Thursday, August 25, 2011

upsetting movie warning: there is talking with food in mouth...

Tara and I decided to go see The Trip at the Opera Plaza theater. As far as San Francisco movie theaters go, this is not one of our favorites. But they show artsy-fartsy movies and it's very close to a good bookstore.
I know what you're thinking. We might as well adopt orphans off the television and start knitting afghans. But sometimes it's just nice to go to movie and dinner with your friend and get in bed at a reasonable hour.
Anyway, we sat down in the theater, which seats like 12 people, and all of a sudden, this young lady movie usher comes forward and like one of those poetry beggars on a subway, says, "Hi, my name is Lisa and I'll be starting the movie really soon. Please let me know if you need anything, or if the movie is blurry. I'll be in several times to check on everything, but don't hesitate to come get me if anything is wrong."
And with that, Tara beams and screams, "Thanks Lisa!"
I didn't know what was weirder: the announcement or Tara reminding me of my grandmother in church. (When the priest would say, 'Peace be with you' my grandmother would always scream, 'And also with YOU, Father!' as if that would get guarantee her entry into heaven.)
The Trip involves two British comedians, one of whom we'd heard of, driving around the UK eating at amazing restaurants and talking. I have never seen "My Dinner With Andre" but based upon a lifetime of cultural references, I suspect it is very similar.
They also do about an hour of Michael Caine impressions. Hey, I like Michael Caine. And I am mildly amused by a discussion on the nuances of his speech patterns over food porn. But after a while, I wanted to scream, "Do Walken!"
Opera Plaza Cinemas attract an older crowd of recent retirees who speak in their regular voices during the movie. The Trip involves lots of very high-concept dining restaurants. Now, it's not like I'm kicking my feet up on the table at Manresa every Wednesday, but let's all agree that 'foam' is no longer a big deal. There is no need to audibly react everytime something arrives at the table with foam on it. Half of the audience had clearly seen an episode of Top Chef Season 1 and felt they were in the know on the foam fad.
It drove me fucking nuts.
Afterwards, we went to dinner at The Boxing Room which everyone is talking about and I had never been to. It's Lousianna food, so lots of crawfish and gumbo in low lighting with lots of charming skillets and chalkboards. If Forrest Gump was looking for a slightly upscale dining experience, he'd go to The Boxing Room.

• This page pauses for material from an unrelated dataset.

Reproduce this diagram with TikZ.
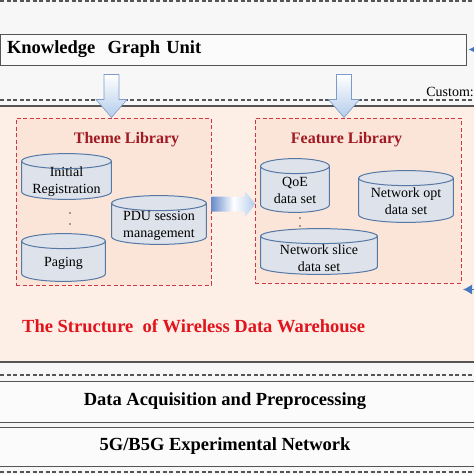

Tara and I ate at the bar and spent as much time complaining about the movie's Michael Caine impressions as actually appeared in the movie. By the end of our entrees at like, 11-ish, Tara announced the same thing she always announces towards the end of our post-movie dinners.
"Honestly, and I know I always say this, I can't wait to crawl into bed with my book."
A year ago, I'd have silently congratulated myself for having an 'older' friend. But now, I couldn't agree more. Having a weird (and thus entertaining) artsy movie and dinner night with my friend Tara and crawling into my adult, clean-sheeted and already-made bed by midnight with 2 chapters left of my awesome book is...well, wonderful.